**** Information supplied

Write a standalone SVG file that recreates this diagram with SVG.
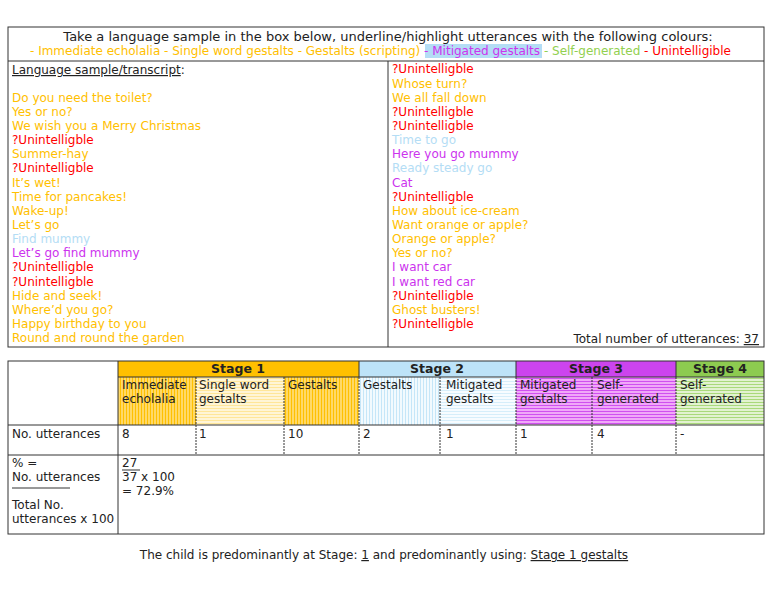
<svg xmlns="http://www.w3.org/2000/svg" width="768" height="594" viewBox="0 0 768 594">
<style>
text{font-family:"DejaVu Sans",Verdana,sans-serif;font-size:12px;fill:#222}
.o{fill:#FFC000}.r{fill:#FF0000}.b{fill:#B4DDF5}.m{fill:#CC33EE}.g{fill:#92D050}
.h{font-weight:bold;font-size:12.5px;text-anchor:middle}
.ln{stroke:#333;stroke-width:1;fill:none}
</style>
<defs>
<pattern id="po" width="3" height="3" patternUnits="userSpaceOnUse"><rect width="3" height="3" fill="#FFD966"/><rect width="1" height="3" fill="#FFC000"/></pattern>
<pattern id="po2" width="3" height="3" patternUnits="userSpaceOnUse"><rect width="3" height="3" fill="#FFF5D6"/><rect width="3" height="1" fill="#FFE699"/></pattern>
<pattern id="pb" width="3" height="3" patternUnits="userSpaceOnUse"><rect width="3" height="3" fill="#F2FAFE"/><rect width="1" height="3" fill="#C5E6F8"/></pattern>
<pattern id="pb2" width="3" height="3" patternUnits="userSpaceOnUse"><rect width="3" height="3" fill="#F7FCFF"/><rect width="3" height="1" fill="#D6EEFA"/></pattern>
<pattern id="pm" width="3" height="3" patternUnits="userSpaceOnUse"><rect width="3" height="3" fill="#F0A8F8"/><rect width="3" height="1" fill="#D050F0"/></pattern>
<pattern id="pg" width="3" height="3" patternUnits="userSpaceOnUse"><rect width="3" height="3" fill="#E2F2D0"/><rect width="3" height="1" fill="#A9D97A"/></pattern>
</defs>
<g id="sample-box">
<rect class="ln" x="8" y="27" width="756" height="320"/>
<line class="ln" x1="8" y1="61" x2="764" y2="61"/>
<line class="ln" x1="388" y1="61" x2="388" y2="347"/>
<text x="388" y="41" text-anchor="middle" style="font-size:13px">Take a language sample in the box below, underline/highlight utterances with the following colours:</text>
<rect x="425" y="44" width="117" height="14" fill="#B4DDF5"/>
<text x="30" y="55"><tspan class="o">-  Immediate echolalia - Single word gestalts - Gestalts (scripting) </tspan><tspan class="m">- Mitigated gestalts</tspan><tspan class="g"> - Self-generated </tspan><tspan class="r">- Unintelligible</tspan></text>
<text x="12" y="74"><tspan text-decoration="underline">Language sample/transcript</tspan>:</text>
<text x="12" y="102" class="o">Do you need the toilet?</text>
<text x="12" y="116" class="o">Yes or no?</text>
<text x="12" y="130" class="o">We wish you a Merry Christmas</text>
<text x="12" y="144" class="r">?Unintelligble</text>
<text x="12" y="158" class="o">Summer-hay</text>
<text x="12" y="172" class="r">?Unintelligble</text>
<text x="12" y="187" class="o">It’s wet!</text>
<text x="12" y="201" class="o">Time for pancakes!</text>
<text x="12" y="215" class="o">Wake-up!</text>
<text x="12" y="229" class="o">Let’s go</text>
<text x="12" y="243" class="b">Find mummy</text>
<text x="12" y="257" class="m">Let’s go find mummy</text>
<text x="12" y="271" class="r">?Unintelligble</text>
<text x="12" y="286" class="r">?Unintelligble</text>
<text x="12" y="300" class="o">Hide and seek!</text>
<text x="12" y="314" class="o">Where’d you go?</text>
<text x="12" y="328" class="o">Happy birthday to you</text>
<text x="12" y="342" class="o">Round and round the garden</text>
<text x="392" y="73" class="r">?Unintelligble</text>
<text x="392" y="88" class="o">Whose turn?</text>
<text x="392" y="102" class="o">We all fall down</text>
<text x="392" y="116" class="r">?Unintelligble</text>
<text x="392" y="130" class="r">?Unintelligble</text>
<text x="392" y="144" class="b">Time to go</text>
<text x="392" y="158" class="m">Here you go mummy</text>
<text x="392" y="172" class="b">Ready steady go</text>
<text x="392" y="187" class="m">Cat</text>
<text x="392" y="201" class="r">?Unintelligble</text>
<text x="392" y="215" class="o">How about ice-cream</text>
<text x="392" y="229" class="o">Want orange or apple?</text>
<text x="392" y="243" class="o">Orange or apple?</text>
<text x="392" y="257" class="o">Yes or no?</text>
<text x="392" y="271" class="m">I want car</text>
<text x="392" y="286" class="m">I want red car</text>
<text x="392" y="300" class="r">?Unintelligble</text>
<text x="392" y="314" class="o">Ghost busters!</text>
<text x="392" y="328" class="r">?Unintelligble</text>
<text x="759" y="343" text-anchor="end">Total number of utterances: <tspan text-decoration="underline">37</tspan></text>
</g>
<g id="stage-table">
<rect x="118" y="361" width="241" height="16" fill="#FFC000"/>
<rect x="359" y="361" width="157" height="16" fill="#BDE3F8"/>
<rect x="516" y="361" width="160" height="16" fill="#CC44EE"/>
<rect x="676" y="361" width="88" height="16" fill="#8DCB50"/>
<rect x="118" y="377" width="78" height="48" fill="url(#po)"/>
<rect x="196" y="377" width="88" height="48" fill="url(#po2)"/>
<rect x="284" y="377" width="75" height="48" fill="url(#po)"/>
<rect x="359" y="377" width="81" height="48" fill="url(#pb)"/>
<rect x="440" y="377" width="76" height="48" fill="url(#pb2)"/>
<rect x="516" y="377" width="76" height="48" fill="url(#pm)"/>
<rect x="592" y="377" width="84" height="48" fill="url(#pm)"/>
<rect x="676" y="377" width="88" height="48" fill="url(#pg)"/>
<rect class="ln" x="8" y="361" width="756" height="173"/>
<line class="ln" x1="118" y1="361" x2="118" y2="534"/>
<line class="ln" x1="118" y1="377" x2="764" y2="377"/>
<line class="ln" x1="8" y1="425" x2="764" y2="425"/>
<line class="ln" x1="8" y1="455" x2="764" y2="455"/>
<line class="ln" x1="359" y1="361" x2="359" y2="377"/>
<line class="ln" x1="516" y1="361" x2="516" y2="377"/>
<line class="ln" x1="676" y1="361" x2="676" y2="377"/>
<g class="ln" stroke-dasharray="2,1"><line x1="196" y1="377" x2="196" y2="455"/><line x1="284" y1="377" x2="284" y2="455"/><line x1="359" y1="377" x2="359" y2="455"/><line x1="440" y1="377" x2="440" y2="455"/><line x1="516" y1="377" x2="516" y2="455"/><line x1="592" y1="377" x2="592" y2="455"/><line x1="676" y1="377" x2="676" y2="455"/></g>
<text class="h" x="238" y="373">Stage 1</text>
<text class="h" x="437" y="373">Stage 2</text>
<text class="h" x="596" y="373">Stage 3</text>
<text class="h" x="720" y="373">Stage 4</text>
<text x="122" y="389">Immediate</text><text x="122" y="403">echolalia</text>
<text x="199" y="389">Single word</text><text x="199" y="403">gestalts</text>
<text x="288" y="389">Gestalts</text>
<text x="363" y="389">Gestalts</text>
<text x="446" y="389">Mitigated</text><text x="446" y="403">gestalts</text>
<text x="520" y="389">Mitigated</text><text x="520" y="403">gestalts</text>
<text x="597" y="389">Self-</text><text x="597" y="403">generated</text>
<text x="680" y="389">Self-</text><text x="680" y="403">generated</text>
<text x="12" y="438">No. utterances</text>
<text x="122" y="438">8</text><text x="199" y="438">1</text><text x="288" y="438">10</text><text x="363" y="438">2</text><text x="446" y="438">1</text><text x="520" y="438">1</text><text x="597" y="438">4</text><text x="680" y="438">-</text>
<text x="12" y="467">% =</text>
<text x="12" y="481">No. utterances</text>
<line class="ln" x1="12" y1="488" x2="70" y2="488"/>
<text x="12" y="509">Total No.</text>
<text x="12" y="523">utterances x 100</text>
<text x="122" y="467">27</text>
<line class="ln" x1="122" y1="470" x2="140" y2="470"/>
<text x="122" y="481">37 x 100</text>
<text x="122" y="495">= 72.9%</text>
</g>
<text x="384" y="559" text-anchor="middle">The child is predominantly at Stage: <tspan text-decoration="underline">1</tspan> and predominantly using: <tspan text-decoration="underline">Stage 1 gestalts</tspan></text>
</svg>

********

Where a line of the data holds "with", show that line.

## [Solution to this problem]
Write a standalone SVG file that recreates this diagram with SVG.
<text x="388" y="41" text-anchor="middle" style="font-size:13px">Take a language sample in the box below, underline/highlight utterances with the following colours:</text>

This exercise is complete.